Barclays monoline insurance ploy pays off
By Margaret Doyle
Barclays has avoided the dead hand of state shareholding and, on Thursday’s evidence, it looks as though it will escape completely.
Barclays Capital has enjoyed a storming first quarter — so good it is hard to see it being sustained — which has allowed the bank to make more big write-downs and still report a 15 percent increase in pre-tax profit.
The key question is whether its provisions against so-called level 3 (hard to value) assets are sufficient.
On the face of it, they do not appear to be, because they have provided for a write-down of 24 percent on an alphabet soup of American junk assets. That compares to a write-down of 75 percent taken on a bunch of similar assets by Societe Generale, which unveiled an unexpected first-quarter loss.
Both bought insurance against a deterioration in the value of these assets, in Barclays’ case, 27 billion pounds-worth, from “monoline” insurers.

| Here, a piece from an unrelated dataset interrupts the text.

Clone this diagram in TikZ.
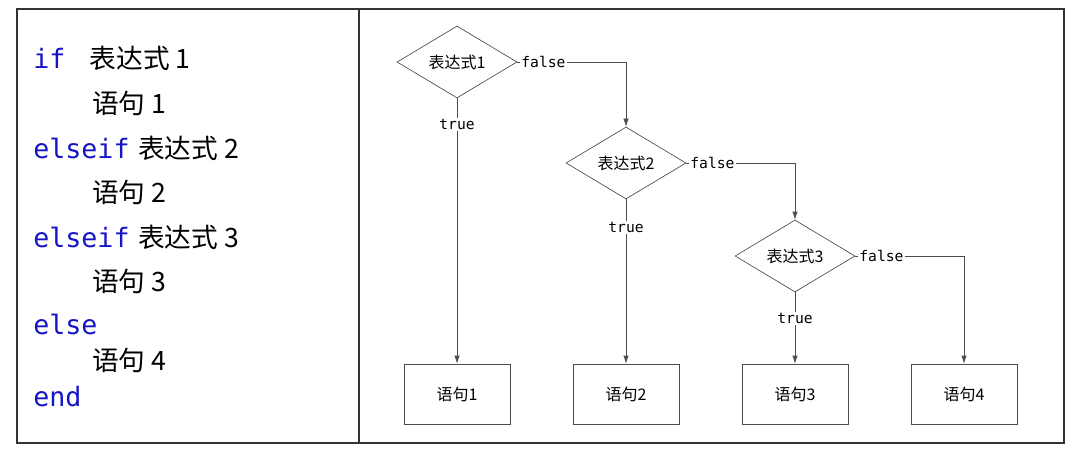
\documentclass[tikz,border=0pt]{standalone}
\usepackage{fontspec}
\setmainfont{DejaVu Sans}
\newfontfamily\cjk{Noto Sans CJK SC}
\newfontfamily\codemono{DejaVu Sans Mono}
\usetikzlibrary{shapes.geometric,arrows.meta}
\definecolor{kw}{RGB}{20,20,200}
\tikzset{
 dia/.style={diamond,draw=black!70,line width=0.5pt,minimum width=90pt,minimum height=54pt,inner sep=0pt,font=\cjk\fontsize{12}{14}\selectfont,aspect=1.67},
 stmt/.style={rectangle,draw=black!70,line width=0.5pt,minimum width=79.5pt,minimum height=45pt,font=\cjk\fontsize{12}{14}\selectfont},
 lbl/.style={fill=white,inner sep=1pt,font=\codemono\fontsize{11}{13}\selectfont},
 conn/.style={draw=black!70,line width=0.5pt,-{Latex[length=6pt,width=4pt]}},
 code/.style={anchor=west,inner sep=0pt,font=\fontsize{20}{24}\selectfont},
}
\begin{document}
\begin{tikzpicture}[x=0.75pt,y=-0.75pt]
\useasboundingbox[fill=white] (0,0) rectangle (1080,456);
\draw[black!80,line width=0.8pt] (17,9) rectangle (1064,443);
\draw[black!80,line width=0.8pt] (359,9) -- (359,443);
\node[code] (c1) at (33,58) {{\codemono\color{kw}if\ } \cjk 表达式 1};
\node[code] (c2) at (92,103) {\cjk 语句 1};
\node[code] (c3) at (33,148) {{\codemono\color{kw}elseif} \cjk 表达式 2};
\node[code] (c4) at (92,192) {\cjk 语句 2};
\node[code] (c5) at (33,237) {{\codemono\color{kw}elseif} \cjk 表达式 3};
\node[code] (c6) at (92,281) {\cjk 语句 3};
\node[code] (c7) at (33,324) {{\codemono\color{kw}else}};
\node[code] (c8) at (92,360) {\cjk 语句 4};
\node[code] (c9) at (33,397) {{\codemono\color{kw}end}};
\node[dia] (d1) at (457,62) {表达式1};
\node[dia] (d2) at (626,163) {表达式2};
\node[dia] (d3) at (795,256) {表达式3};
\node[stmt] (s1) at (457,394) {语句1};
\node[stmt] (s2) at (626,394) {语句2};
\node[stmt] (s3) at (795,394) {语句3};
\node[stmt] (s4) at (964,394) {语句4};
\draw[conn] (d1.south) -- node[lbl,pos=0.1] {true} (s1.north);
\draw[conn] (d2.south) -- node[lbl,pos=0.17] {true} (s2.north);
\draw[conn] (d3.south) -- node[lbl,pos=0.37] {true} (s3.north);
\draw[conn] (d1.east) -- node[lbl,pos=0.24] {false} (d1.east -| d2.north) -- (d2.north);
\draw[conn] (d2.east) -- node[lbl,pos=0.24] {false} (d2.east -| d3.north) -- (d3.north);
\draw[conn] (d3.east) -- node[lbl,pos=0.24] {false} (d3.east -| s4.north) -- (s4.north);
\end{tikzpicture}
\end{document}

Analysts have questioned the value of such insurance, as the survival of the monolines themselves has been called into question. Barclays’ defence is straightforward: it says the likelihood of being hit by both a default on the underlying asset and on the insurer is very low. And it is taking more write-downs with each quarter’s results.
But are these haircuts just big enough to be comfortably covered by Barclays’ profits? Is it simply trying to earn its way out of the credit crunch?
It is, of course, in Barclays interests to play a long game. It gave Middle Eastern state investors great terms on a capital injection last autumn in order to avoid having Her Majesty’s Government on the share register.
I-shares, only recently considered to be a core asset, was also ditched in order to help it pass a British stress test. Had it failed, it would have had to buy insurance on punitive terms from the government.
Shareholders have bought the story. The stock price has risen six-fold from its January low. Whether it will continue to rise depends on whether BarCap can continue to turn in profits faster than its American junk goes bad.